White nonetheless does suggest something to take the place of science and capitalism, and that is “spirit.” I can only think that he is suggesting that we (all of us) abandon our jobs, our homes in the city, our social networks, and move to a place where we can be reverent of nature. But where would that be? And given the size of the population, what should we do with all the others, those who would not be able to survive without the efficiencies of urban environments?

Lurking behind the recommendation that we abandon our modern society in toto is a disrespect for the value of humanity, for the value of individual human lives. This is not a different way of being an environmentalist, it is a way of giving up doing or being anything. It is an open invitation to relativism—White recedes into a corner with his Spirit while everyone else holds on to their own gods and idols.
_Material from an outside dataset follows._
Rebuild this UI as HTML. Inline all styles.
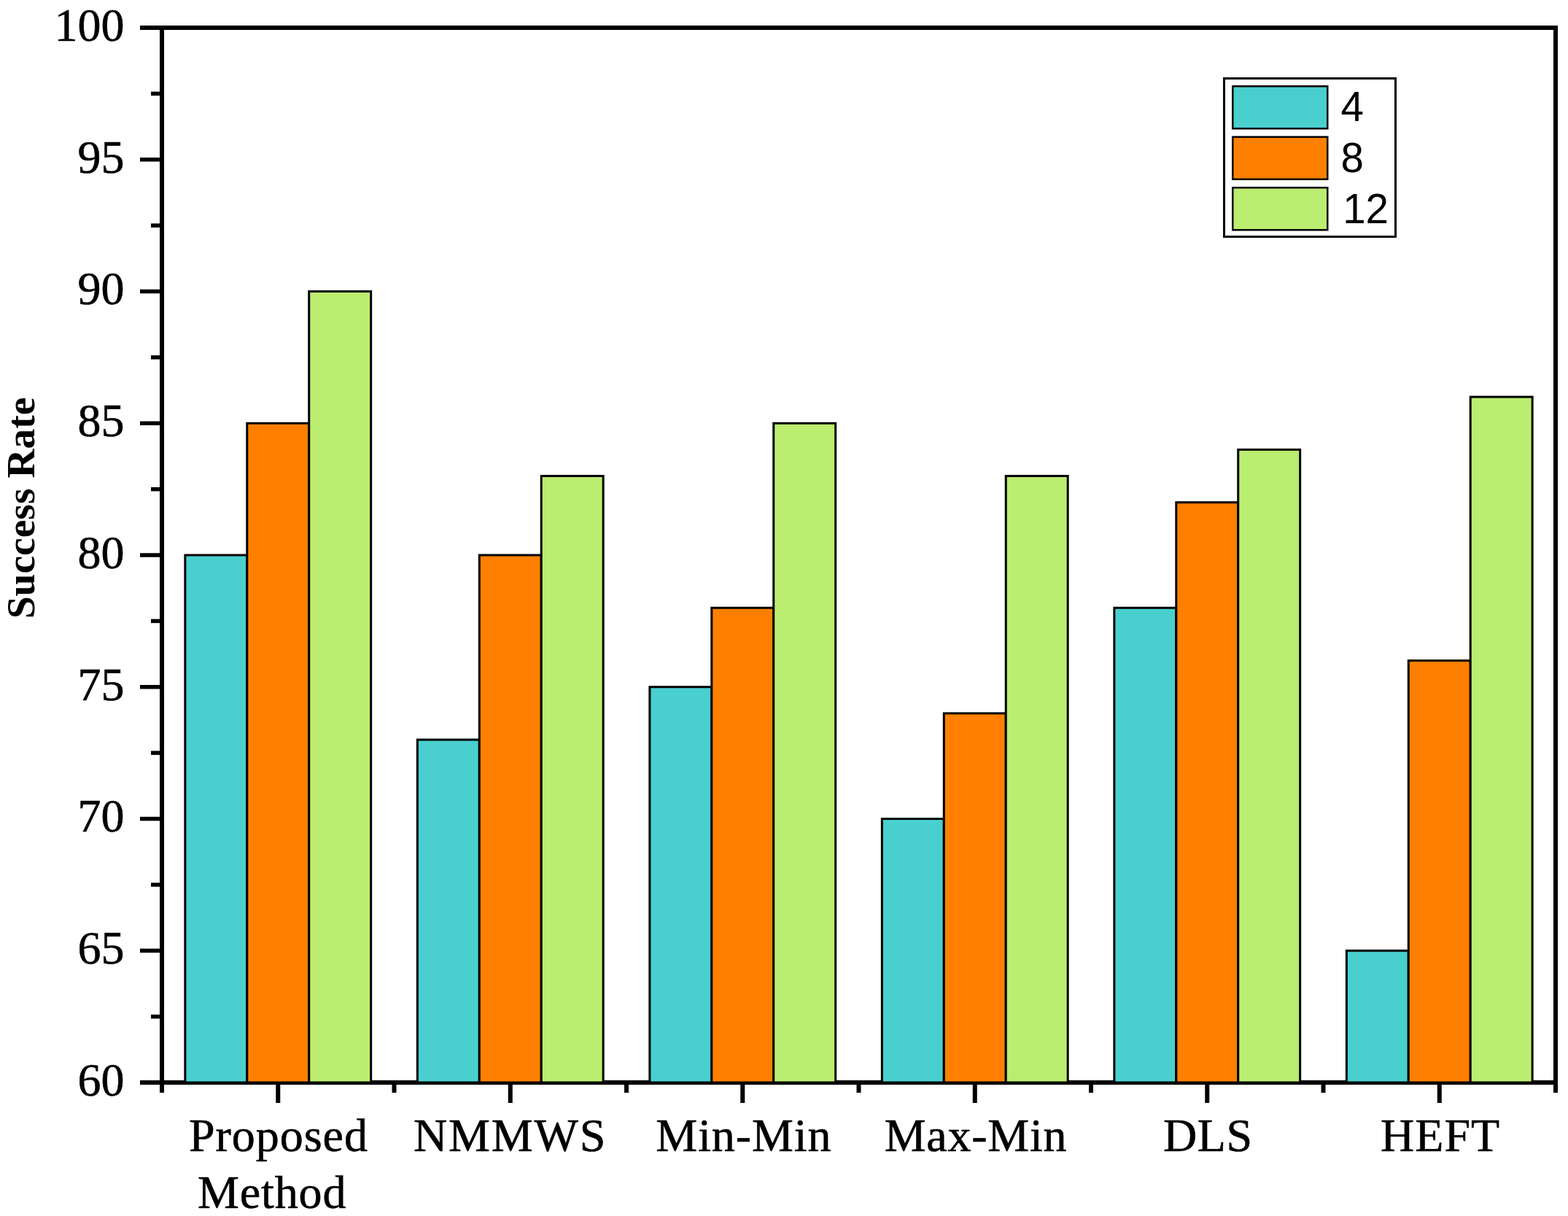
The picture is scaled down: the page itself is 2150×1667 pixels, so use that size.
<!DOCTYPE html>
<html><head><meta charset="utf-8"><title>Success Rate</title>
<style>html,body{margin:0;padding:0;background:#fff;}body{width:2150px;height:1667px;overflow:hidden;}svg{display:block;}</style>
</head><body>
<svg width="2150" height="1667" viewBox="0 0 2150 1667">
<rect width="2150" height="1667" fill="#fff"/>
<g fill="#000">
<rect x="219" y="35" width="6" height="1463"/>
<rect x="2130" y="35" width="6" height="1463"/>
<rect x="192" y="35" width="1944" height="6"/>
<rect x="192" y="1481" width="1944" height="6"/>
<rect x="207" y="1390.88" width="13" height="5.5"/>
<rect x="192" y="1300.50" width="28" height="5.5"/>
<rect x="207" y="1210.12" width="13" height="5.5"/>
<rect x="192" y="1119.75" width="28" height="5.5"/>
<rect x="207" y="1029.38" width="13" height="5.5"/>
<rect x="192" y="939.00" width="28" height="5.5"/>
<rect x="207" y="848.62" width="13" height="5.5"/>
<rect x="192" y="758.25" width="28" height="5.5"/>
<rect x="207" y="667.88" width="13" height="5.5"/>
<rect x="192" y="577.50" width="28" height="5.5"/>
<rect x="207" y="487.12" width="13" height="5.5"/>
<rect x="192" y="396.75" width="28" height="5.5"/>
<rect x="207" y="306.38" width="13" height="5.5"/>
<rect x="192" y="216.00" width="28" height="5.5"/>
<rect x="207" y="125.62" width="13" height="5.5"/>
<rect x="378.25" y="1486" width="6" height="26"/>
<rect x="696.75" y="1486" width="6" height="26"/>
<rect x="1015.25" y="1486" width="6" height="26"/>
<rect x="1333.75" y="1486" width="6" height="26"/>
<rect x="1652.25" y="1486" width="6" height="26"/>
<rect x="1970.75" y="1486" width="6" height="26"/>
<rect x="537.50" y="1486" width="6" height="12"/>
<rect x="856.00" y="1486" width="6" height="12"/>
<rect x="1174.50" y="1486" width="6" height="12"/>
<rect x="1493.00" y="1486" width="6" height="12"/>
<rect x="1811.50" y="1486" width="6" height="12"/>
</g>
<g stroke="#000" stroke-width="3">
<rect x="253.85" y="761.00" width="84.93" height="723.00" fill="#4ACFCF"/>
<rect x="338.78" y="580.25" width="84.93" height="903.75" fill="#FF8000"/>
<rect x="423.72" y="399.50" width="84.93" height="1084.50" fill="#BBED70"/>
<rect x="572.35" y="1014.05" width="84.93" height="469.95" fill="#4ACFCF"/>
<rect x="657.28" y="761.00" width="84.93" height="723.00" fill="#FF8000"/>
<rect x="742.22" y="652.55" width="84.93" height="831.45" fill="#BBED70"/>
<rect x="890.85" y="941.75" width="84.93" height="542.25" fill="#4ACFCF"/>
<rect x="975.78" y="833.30" width="84.93" height="650.70" fill="#FF8000"/>
<rect x="1060.72" y="580.25" width="84.93" height="903.75" fill="#BBED70"/>
<rect x="1209.35" y="1122.50" width="84.93" height="361.50" fill="#4ACFCF"/>
<rect x="1294.28" y="977.90" width="84.93" height="506.10" fill="#FF8000"/>
<rect x="1379.22" y="652.55" width="84.93" height="831.45" fill="#BBED70"/>
<rect x="1527.85" y="833.30" width="84.93" height="650.70" fill="#4ACFCF"/>
<rect x="1612.78" y="688.70" width="84.93" height="795.30" fill="#FF8000"/>
<rect x="1697.72" y="616.40" width="84.93" height="867.60" fill="#BBED70"/>
<rect x="1846.35" y="1303.25" width="84.93" height="180.75" fill="#4ACFCF"/>
<rect x="1931.28" y="905.60" width="84.93" height="578.40" fill="#FF8000"/>
<rect x="2016.22" y="544.10" width="84.93" height="939.90" fill="#BBED70"/>
</g>
<g font-family="Liberation Serif, serif" font-size="64" text-anchor="end" fill="#000" stroke="#000" stroke-width="0.6">
<text x="170.6" y="1501.8">60</text>
<text x="170.6" y="1321.0">65</text>
<text x="170.6" y="1140.3">70</text>
<text x="170.6" y="959.5">75</text>
<text x="170.6" y="778.8">80</text>
<text x="170.6" y="598.0">85</text>
<text x="170.6" y="417.3">90</text>
<text x="170.6" y="236.6">95</text>
<text x="170.6" y="55.8">100</text>
</g>
<g font-family="Liberation Serif, serif" font-size="64" fill="#000" stroke="#000" stroke-width="0.6">
<text x="258.9" y="1578" letter-spacing="0.971">Proposed</text>
<text x="271.0" y="1656" letter-spacing="0.88">Method</text>
<text x="567.0" y="1578" letter-spacing="1.825">NMMWS</text>
<text x="899.3" y="1578" letter-spacing="0.933">Min-Min</text>
<text x="1212.7" y="1578" letter-spacing="0.733">Max-Min</text>
<text x="1595.0" y="1578" letter-spacing="0.65">DLS</text>
<text x="1893.0" y="1578" letter-spacing="1.033">HEFT</text>
</g>
<text transform="translate(46.8,696.5) rotate(-90)" text-anchor="middle" font-family="Liberation Serif, serif" font-weight="bold" font-size="55.5">Success Rate</text>
<rect x="1678.5" y="107.5" width="235" height="217" fill="#fff" stroke="#000" stroke-width="3"/>
<rect x="1690.25" y="118.25" width="130" height="58" fill="#4ACFCF" stroke="#000" stroke-width="2.5"/>
<rect x="1690.25" y="187.75" width="130" height="58" fill="#FF8000" stroke="#000" stroke-width="2.5"/>
<rect x="1690.25" y="257.25" width="130" height="58" fill="#BBED70" stroke="#000" stroke-width="2.5"/>
<g font-family="Liberation Sans, sans-serif" font-size="56.5" fill="#000">
<text x="1838.5" y="166">4</text>
<text x="1838.5" y="236">8</text>
<text x="1841.2" y="306">12</text>
</g>
</svg>
</body></html>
White is also sorely out of touch with who scientists are—with who they are as people. He contrasts science (the “rational”) with “care.” But I know of no one who is more caring of living things than the scientists who study them, even including the pill bugs! Who inspires more care of nature, churches or science? The answer is not obviously with the churches.

One of the “good children of the Enlightenment” and not easily disillusioned, I still look first to ignorance (and second to greed) to explain our shortcomings.

Tuesday, October 02, 2007

What's popular in philosophy?

The campus bookstore at my university has invited the philosophy department to assemble a shelf of book recommendations. Presumably these should be books that might actually sell, and not, for example, Quine’s Word and Object or Carnap’s Aufbau, no matter how influential they might have been.

This has prompted me to consult Amazon for popular titles in “Philosophy.”

What counts as “philosophy,” or as “metaphysics” for that matter, depends on who you ask.

The Amazon listing of bestselling philosophy books includes titles such as “The 48 Laws of Power” (#231) and “The 7 Habits of Highly Effective Teens” (#26,114).

One wonders about the prevalence of numbers in the titles of popular books--perhaps Wittgenstein could be a popular author if instead of the Tractatus Logico-Philosophicus it were titled “7 Propositions on Language and Reality.” Especially since language seems to be a hot popular philosophy topic, with Steven Pinker showing up in every list.

So, if we confine our picks to Philosophy that Philosophers Would Recognize, the bestselling list looks something like this:
Steven Pinker, The Stuff of Thought: Language as a Window into Human Nature (#70)
Charles Taylor, A Secular Age (#303)
Thomas Cathcart and David Klein, Plato and a Platypus Walk into a Bar: Understanding Philosophy through Jokes (a humorous but respectable survey of philosophy assembled by non-philosophers) (#384)

After that, the next most popular titles are clearly bought as college course texts:
Anthony Weston, A Rulebook for Arguments
Thomas Kuhn, The Structure of Scientific Revolutions
Plato, The Republic
Michel Foucault, Discipline and Punish
(that last one is a surprise, eh?)

One of the most popular collections of current philosophical research articles is
The Daily Show and Philosophy (#2976), which probably explains why my students write essays about that utilitarian, Jon Stewart Mills.

In philosophy of science, the most popular books are
Richard Dawkins, The God Delusion (#103) and
Daniel Dennett, Breaking the Spell (#3539)
which makes me wonder when it was that philosophy of science became engulfed by questions about religion.

Meanwhile, some of the books that I had hoped to pick for the bookstore shelf like Philip Kitcher, Science, Truth, and Democracy are ranked lower (higher?) than 200,000.